If he can stay healthy a move inside might be a good fit for him, similar a little to Lawrence Timmons of the Steelers moving inside after being an OLB in college although certainly not of that magnitude. His speed should let him fill holes quickly once he puts on a little more weight to hold guys off.
Can Alexander handle coverage at all or is he likely only going to play against the run?
Andy: Deep coverage against NFL grade receivers would out-distance him, but he has above average speed for a LB, and can handle the short range stuff underneath safety high schemes.
Chris: He never stood out there, but he did not do much of concern either. He should be passible unless he is matched up against an above average pass catcher.
How much of an adjustment do you think Alexander has to make to play at the pro level? Is he more ready than what fans might think a fifth-rounder would be?

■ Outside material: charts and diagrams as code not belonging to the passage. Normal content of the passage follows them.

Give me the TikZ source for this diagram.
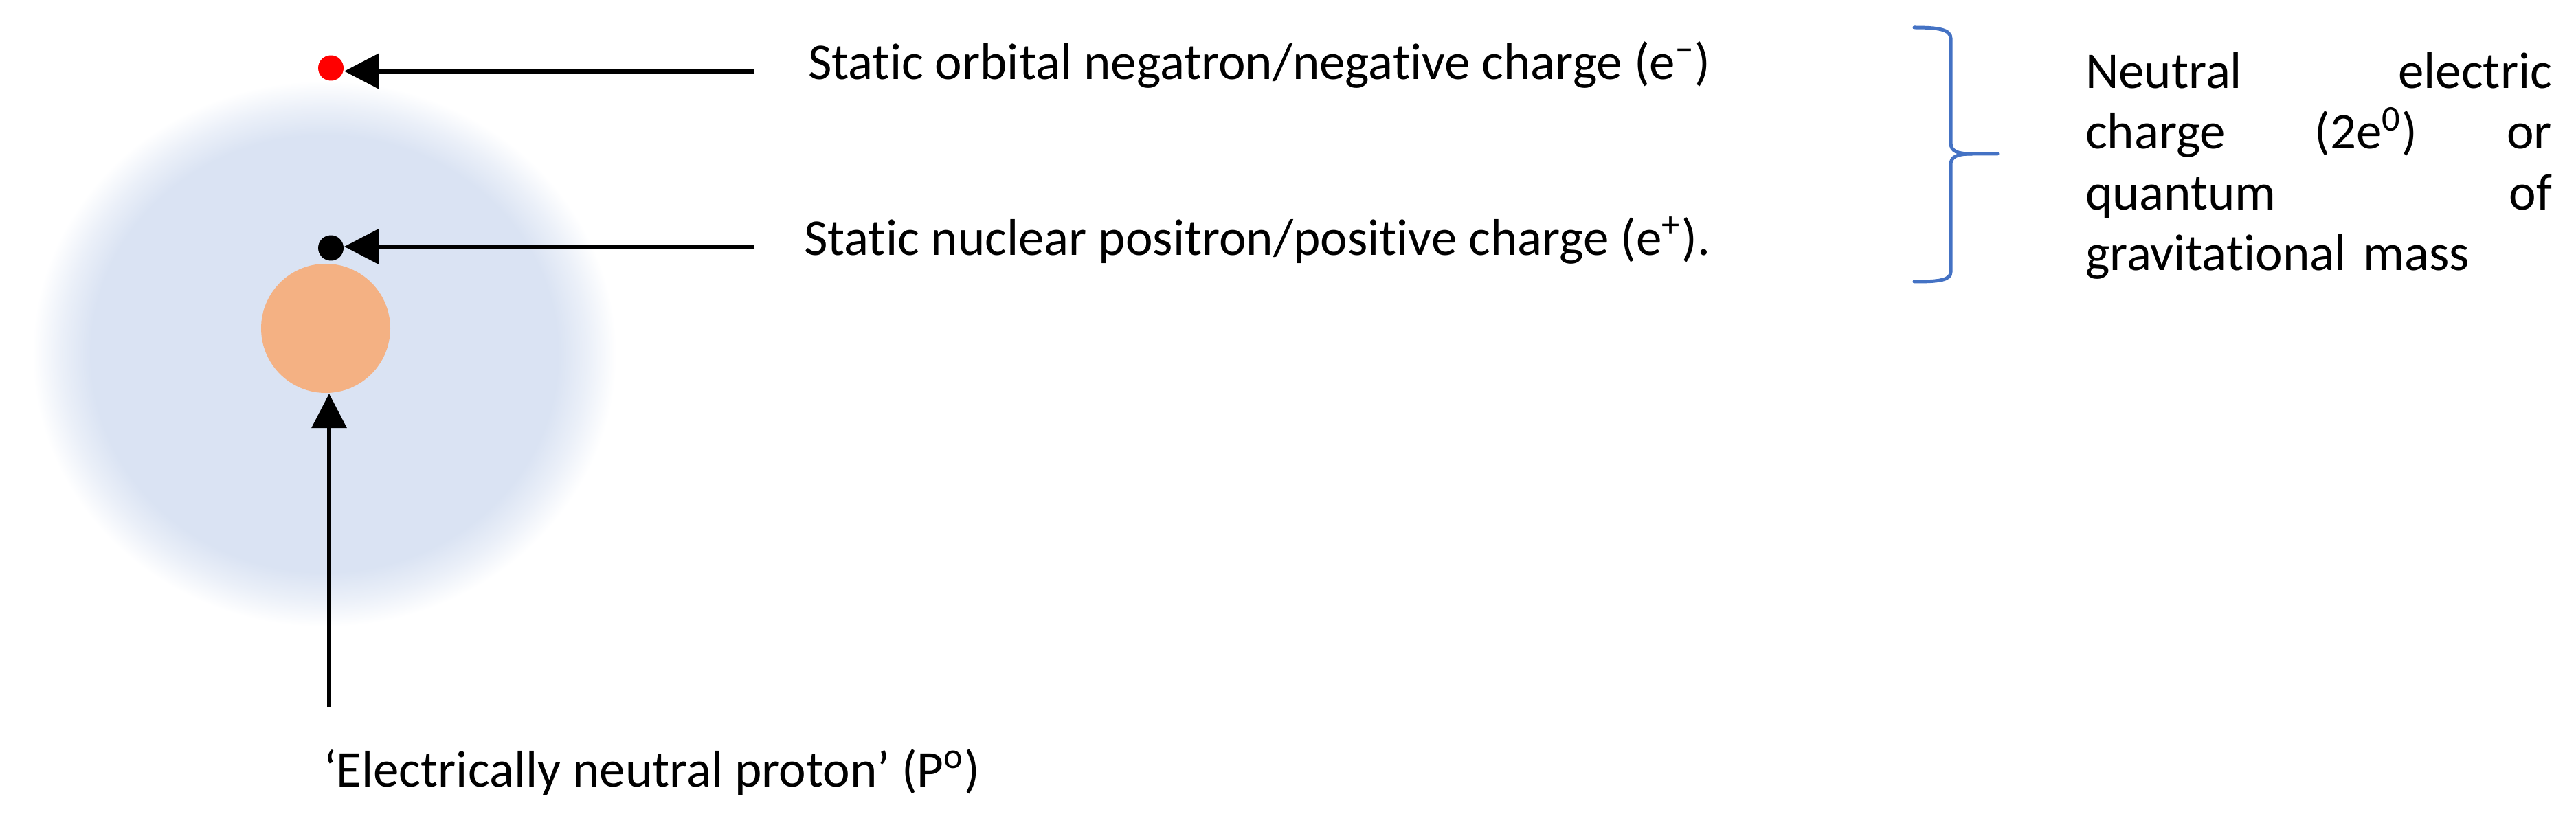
\documentclass[tikz,border=0pt]{standalone}
\usepackage{fontspec}
\setmainfont{Carlito}[Ligatures={NoCommon}]
\usetikzlibrary{arrows.meta}
\definecolor{glowc}{HTML}{DAE3F3}
\definecolor{protonc}{HTML}{F4B183}
\definecolor{bracec}{HTML}{4472C4}
\pgfdeclareradialshading{glowshade}{\pgfpoint{0bp}{0bp}}{color(0bp)=(glowc); color(20bp)=(glowc); color(22.5bp)=(glowc!55!white); color(25bp)=(white); color(50bp)=(white)}
\tikzset{
  dot/.style={circle, inner sep=0pt, minimum size=7.4pt, draw=none},
  lbl/.style={inner sep=0pt, font=\fontsize{15pt}{17.6pt}\selectfont},
  arr/.style={line width=1.3pt, -{Triangle[length=10pt,width=10pt]}},
  bracestyle/.style={draw=bracec, line width=1pt, line cap=round}
}
\begin{document}
\begin{tikzpicture}[x=0.2pt, y=-0.2pt]
\useasboundingbox (0,0) rectangle (3749,1185);
% glow
\shade[shading=glowshade] (472,515) ellipse [x radius=85pt, y radius=79.5pt];
% particles
\node[circle, inner sep=0pt, minimum size=37.6pt, fill=protonc] (proton) at (474,478) {};
\node[dot, fill=red] (neg) at (481.5,99) {};
\node[dot, fill=black] (pos) at (481.5,361) {};
% labels
\node[lbl, anchor=base west] (tneg) at (1175,116) {Static orbital negatron/negative charge (e\textsuperscript{−})};
\node[lbl, anchor=base west] (tpos) at (1169,371) {Static nuclear positron/positive charge (e\textsuperscript{+}).};
\node[lbl, anchor=base west] (tpro) at (470,1145) {‘Electrically neutral proton’ (P\textsuperscript{o})};
\node[lbl, anchor=base west, text width=135.8pt, align=left] (tneu) at (3034,129) {Neutral\hfill electric\\charge\hfill (2e\textsuperscript{0})\hfill or\\quantum\hfill of\\gravitational mass};
% connectors
\coordinate (sneg) at (1098,103.6);
\coordinate (spos) at (1098,359);
\coordinate (spro) at (479,1029);
\draw[arr] (sneg) -- (neg.east |- sneg);
\draw[arr] (spos) -- (pos.east |- spos);
\draw[arr] (spro) -- (spro |- proton.south);
% brace
\draw[bracestyle] (2786,40) .. controls (2822,40) and (2839,43) .. (2839,56) -- (2839,208)
  .. controls (2839,220) and (2848,224) .. (2870,224) -- (2907,224);
\draw[bracestyle] (2870,224) .. controls (2848,224) and (2839,228) .. (2839,240) -- (2839,396)
  .. controls (2839,408) and (2822,410) .. (2786,410);
\end{tikzpicture}
\end{document}
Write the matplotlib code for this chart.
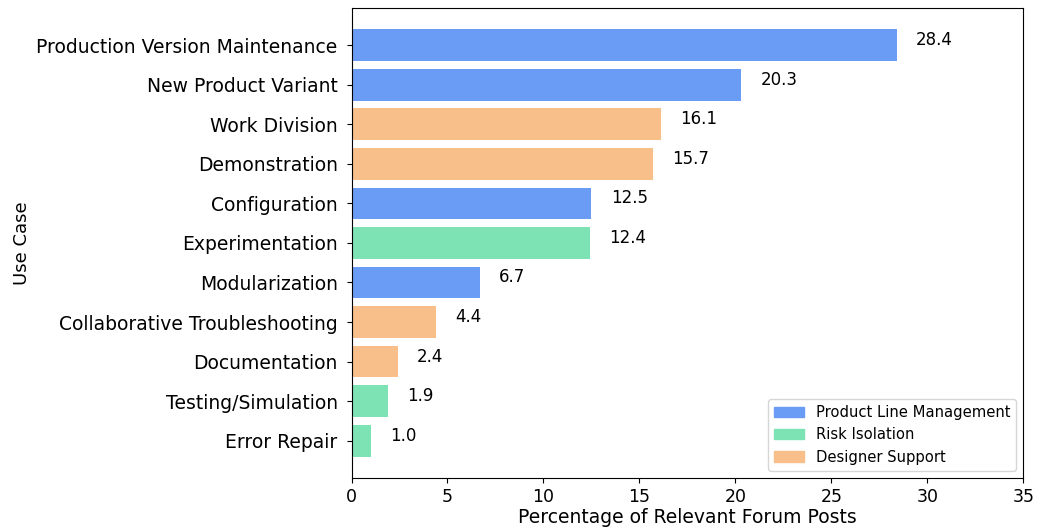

Andy: The adjustment to the week after week physicality of the NFL makes linebacker one of the tougher positions to adapt to. At the same time, Alexander is pretty athletic, and would have projected better as a pro had he had more than one complete season. Until a problem with a bone spur was successfully corrected after his junior season, he never had a full year without stinger problems going clear back to high school. Once that was resolved, he finally had the full season that lived up to considerable expectations.
Chris: He is still a little small to play NFL linebacker. He is a little slight and needs to continue to put on more weight. Alexander came in as a freshman and got playing time, so learning should not be an issue. I would not expect him to do more than play a handful of plays outside of special teams though. His athleticism is solid and should not be an issue as much as just getting up to a real pro size.
What do you think we'll be saying about Alexander one year from now?
Andy: Alexander will probably be a special teamer and a part-timer, depending on the overall depth at linebacker, and so I don't think he will be the focus of a lot of conversation by the average fan. But I expect a few people will take note of him being a hard worker and a good soldier.
Chris: Solid special teamer, but hopefully he can stay on the field.